Bring a light layer. The room is air-conditioned, and after walking around Rome in summer heat, the sudden cool air can feel chilly.

Combine with Palazzo Valentini. The Palazzo Valentini Roman Domus Experience ($35) is a five-minute walk from Welcome to Rome and makes an excellent same-day pairing. Welcome to Rome gives you the macro view; Palazzo Valentini gives you the micro. You could do both in a single morning.
No photos during the show. The venue asks that you do not use flash photography or record video during the projection show. The interactive model area afterward is fine for photos.
It works for all ages. Kids as young as five stay engaged because the visuals are genuinely spectacular. Teenagers who would normally zone out in museums tend to find the technology interesting. And adults get a genuine education — I learned things about Baroque Rome that 15 years of visiting the city had not taught me.
Pair it with the Borghese Gallery. If the Renaissance and Baroque segments of the show grab you, Borghese has the Bernini sculptures that brought those eras to life. Seeing Bernini’s Apollo and Daphne after understanding the Baroque context is a completely different experience.

Day 1: Welcome to Rome (morning), then walk to the Pantheon, Trevi Fountain, and Piazza Navona.

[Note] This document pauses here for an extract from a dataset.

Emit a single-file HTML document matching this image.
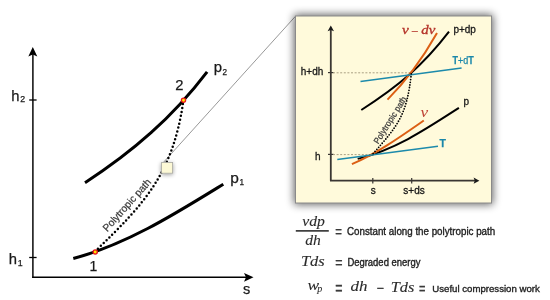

You will recognize everything from the show.
Day 2: Colosseum and Roman Forum. The imperial and Republic segments of the show provide the entire context you need. Consider the multimedia Colosseum combo ticket for additional layers.
Day 3: Vatican Museums and St. Peter’s Basilica. The Renaissance and Baroque segments will have primed you for Michelangelo’s Sistine Chapel and Raphael’s Rooms.
Day 4 (if you have time): Borghese Gallery in the morning, Palazzo Valentini in the afternoon, Trastevere for dinner.